EDITORIAL
It’s difficult to imagine a future for the contact sports that Kiwis love, in which the games, the way we play them and the way we experience them are not radically affected by the rise of awareness of the effect of traumatic head injuries.
Big hits are a cherished part of the oval-ball codes that dominate our sporting landscape – and regular hits (be they big or small) are the bread and butter of those sports.
Rugby league and rugby union presently have differing attitudes to the management of these collisions; the 15-player code is seemingly more cautious as it struggles to manage player welfare with the demands for high-quality clashes.
League’s management of the issue seems more prosaic; tackles that barely raise an eyebrow in the NRL would land a red card in a Super Rugby match or – as we’ve learnt to painful effect – in a Rugby World Cup final.

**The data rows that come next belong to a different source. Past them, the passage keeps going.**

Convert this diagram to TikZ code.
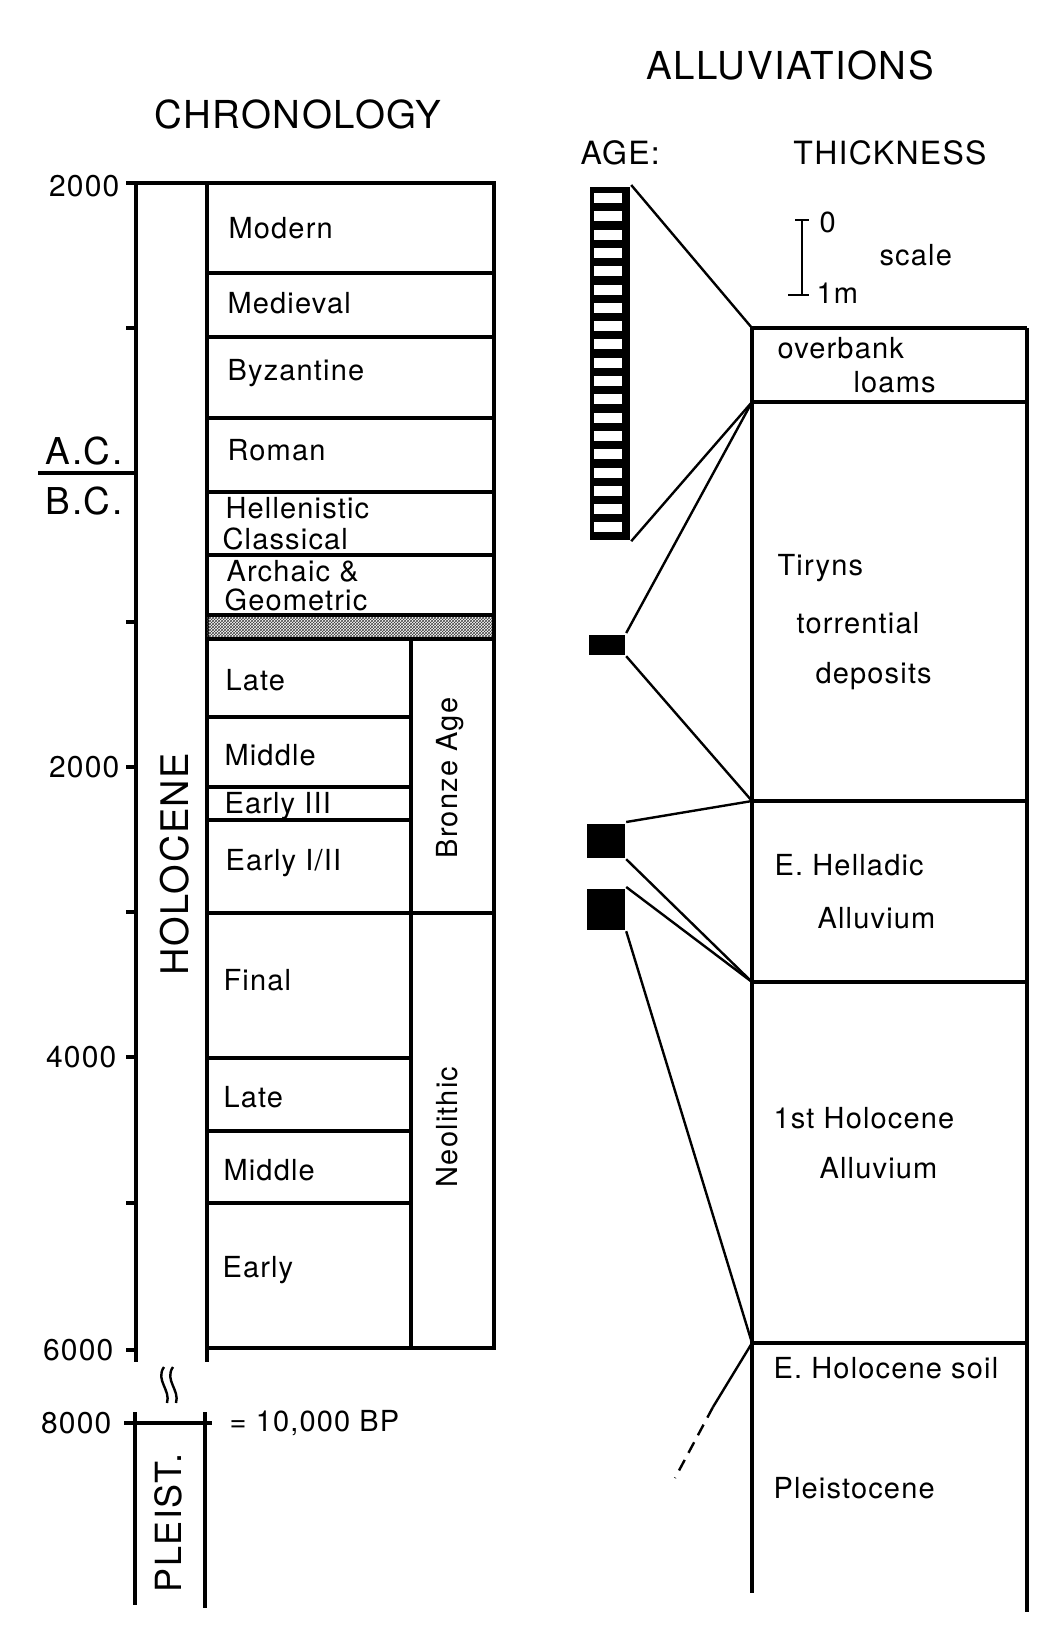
\documentclass[tikz,border=0pt]{standalone}
\usepackage{fontspec}
\setmainfont{TeX Gyre Heros}[LetterSpace=4]
\usetikzlibrary{patterns}

\begin{document}
\begin{tikzpicture}[x=1pt, y=-1pt, line width=3.2pt,
    lbl/.style={anchor=west, inner sep=0pt, font=\fontsize{29}{31}\selectfont},
    vlbl/.style={rotate=90, inner sep=0pt, font=\fontsize{29}{31}\selectfont},
    yr/.style={anchor=east, inner sep=0pt, font=\fontsize{30}{32}\selectfont},
    ttl/.style={inner sep=0pt, font=\fontsize{38.5}{41}\selectfont},
    blk/.style={fill=black, draw=none, inner sep=0pt, anchor=north west},
    link/.style={line width=2.4pt}]

    \useasboundingbox (0,0) rectangle (1064,1638);

    % ====================
    % 1. Titles
    % ====================
    \node[ttl] (chron) at (298,114) {CHRONOLOGY};
    \node[ttl] (alluv) at (790,65) {ALLUVIATIONS};
    \node[ttl, font=\fontsize{32}{34}\selectfont, anchor=west] (age) at (579,153) {AGE:};
    \node[ttl, font=\fontsize{32}{34}\selectfont] (thick) at (890,153) {THICKNESS};

    % ====================
    % 2. Time axis
    % ====================
    \draw (136,183) -- (136,1362);
    \draw (135,1412) -- (135,1605);
    \foreach \y in {328,622,767,912,1057,1203,1350} {
        \draw (126,\y) -- (136,\y);
    }
    \draw (38,473) -- (136,473);           % A.C. / B.C.
    \draw (124,1423) -- (212,1423);        % 8000

    \node[yr] (y0) at (121,186) {2000};
    \node[yr] (y1) at (121,767) {2000};
    \node[yr] (y2) at (118,1057) {4000};
    \node[yr] (y3) at (115,1350) {6000};
    \node[yr] (y4) at (113,1423) {8000};
    \node[yr, font=\fontsize{37}{40}\selectfont] (ac) at (124,451) {A.C.};
    \node[yr, font=\fontsize{37}{40}\selectfont] (bc) at (124,501) {B.C.};

    % axis break
    \draw[link] (164,1367) .. controls (155,1380) and (171,1390) .. (167,1403);
    \draw[link] (173,1367) .. controls (164,1380) and (180,1390) .. (176,1403);

    % Holocene / Pleistocene column
    \draw (207,183) -- (207,1362);
    \draw (205,1412) -- (205,1608);
    \node[vlbl, font=\fontsize{38}{40}\selectfont] (holo) at (175,864) {HOLOCENE};
    \node[vlbl, font=\fontsize{36}{38}\selectfont] (pleist) at (168,1523) {PLEIST.};
    \node[lbl] (bp) at (228,1423) {= 10,000 BP};

    % ====================
    % 3. Periods
    % ====================
    \fill[pattern=crosshatch, pattern color=black!75] (207,615) rectangle (494,639);
    \draw (126,183) -- (494,183) -- (494,1348) -- (207,1348);
    \foreach \y in {273,337,418,492,555,615,639,913} {
        \draw (207,\y) -- (494,\y);
    }
    \foreach \y in {717,787,820,1058,1131,1203} {
        \draw (207,\y) -- (411,\y);
    }
    \draw (411,639) -- (411,1348);

    \node[lbl] (mod) at (227,228) {Modern};
    \node[lbl] (med) at (226,303) {Medieval};
    \node[lbl] (byz) at (226,373) {Byzantine};
    \node[lbl] (rom) at (226,450) {Roman};
    \node[lbl] (hel) at (224,508) {Hellenistic};
    \node[lbl] (cla) at (221,539) {Classical};
    \node[lbl] (arc) at (225,571) {Archaic \&};
    \node[lbl] (geo) at (223,600) {Geometric};
    \node[lbl] (bla) at (224,680) {Late};
    \node[lbl] (bmi) at (223,755) {Middle};
    \node[lbl] (be3) at (223,806) {Early III};
    \node[lbl] (be1) at (224,863) {Early I/II};
    \node[lbl] (nfi) at (222,980) {Final};
    \node[lbl] (nla) at (222,1097) {Late};
    \node[lbl] (nmi) at (222,1170) {Middle};
    \node[lbl] (nea) at (221,1270) {Early};
    \node[vlbl] (bronze) at (450,778) {Bronze Age};
    \node[vlbl] (neo) at (447,1127) {Neolithic};

    % ====================
    % 4. Alluvial units (thickness)
    % ====================
    \coordinate (ob) at (752,328);
    \coordinate (ty) at (752,402);
    \coordinate (eh) at (752,801);
    \coordinate (h1) at (752,982);
    \coordinate (es) at (752,1343);

    \draw (ob) -- (752,1593);
    \draw (1027,328) -- (1027,1612);
    \foreach \c in {ob,ty,eh,h1,es} {
        \draw (\c) -- ++(275,0);
    }

    % scale
    \draw[link] (802,220) -- (802,295);
    \draw[link] (795,220) -- (809,220);
    \draw[link] (788,295) -- (809,295);
    \node[lbl] (s0) at (818,222) {0};
    \node[lbl] (s1) at (815,293) {1m};
    \node[lbl] (sc) at (878,255) {scale};

    \node[lbl] (ob1) at (776,348) {overbank};
    \node[lbl] (ob2) at (852,382) {loams};
    \node[lbl] (ty1) at (776,568) {Tiryns};
    \node[lbl] (ty2) at (795,623) {torrential};
    \node[lbl] (ty3) at (814,676) {deposits};
    \node[lbl] (eh1) at (773,865) {E. Helladic};
    \node[lbl] (eh2) at (816,918) {Alluvium};
    \node[lbl] (ho1) at (772,1118) {1st Holocene};
    \node[lbl] (ho2) at (818,1168) {Alluvium};
    \node[lbl] (es1) at (772,1368) {E. Holocene soil};
    \node[lbl] (pl1) at (772,1488) {Pleistocene};

    % ====================
    % 5. Ages of the units
    % ====================
    \node[blk, minimum width=40, minimum height=353] (lad) at (588,185) {};
    \foreach \i in {0,...,18} {
        \fill[white] (594,193+18.3*\i) rectangle (622,203+18.3*\i);
    }
    \node[blk, minimum width=36, minimum height=20] (b1) at (587,633) {};
    \node[blk, minimum width=38, minimum height=34] (b2) at (585,822) {};
    \node[blk, minimum width=38, minimum height=41] (b3) at (585,887) {};

    \draw[link] (lad.north east) -- (ob);
    \draw[link] (lad.south east) -- (ty);
    \draw[link] (b1.north east) -- (ty);
    \draw[link] (b1.south east) -- (eh);
    \draw[link] (b2.north east) -- (eh);
    \draw[link] (b2.south east) -- (h1);
    \draw[link] (b3.north east) -- (h1);
    \draw[link] (b3.south east) -- (es);

    \coordinate (pl) at (713,1407);
    \coordinate (plx) at (675,1478);
    \draw[link] (es) -- (pl);
    \draw[link, dash pattern=on 12pt off 8pt] (pl) -- (plx);

\end{tikzpicture}
\end{document}
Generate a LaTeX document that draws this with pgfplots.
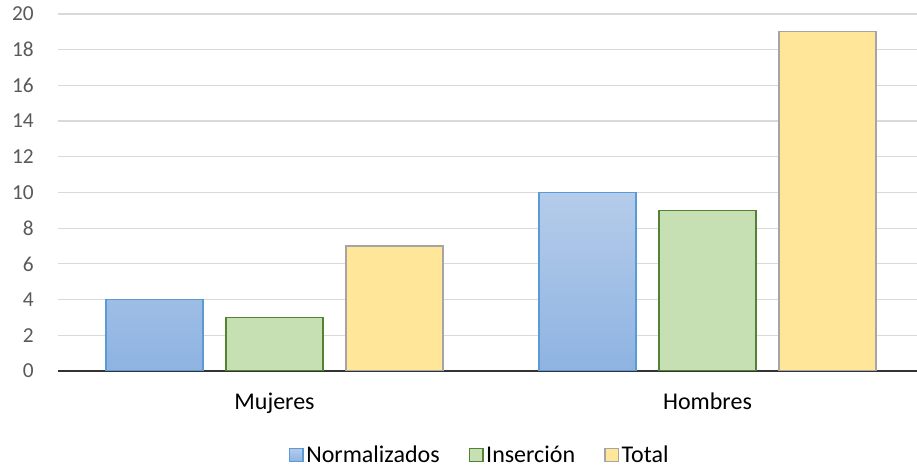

Regardless, both codes – and the combat sports that are increasingly popular with young people – are on a collision course with science as more former athletes are found to have died with Chronic Traumatic Encephalopathy (CTE), and lived the later stages of their lives with its awful effects.
Sports organisations have a duty to protect their participants, even ones who go willingly into the fray. Society shares some of that duty, we should encourage and promote recreational activities that are governed by reasonable efforts to protect participants.
In many ways, the science on these issues is still young. So solutions – or, at least mitigating actions – might soon be realised in the shape of protective equipment and rule changes.
But these sports are clearly at the start of a transformative period that could last for many seasons to come.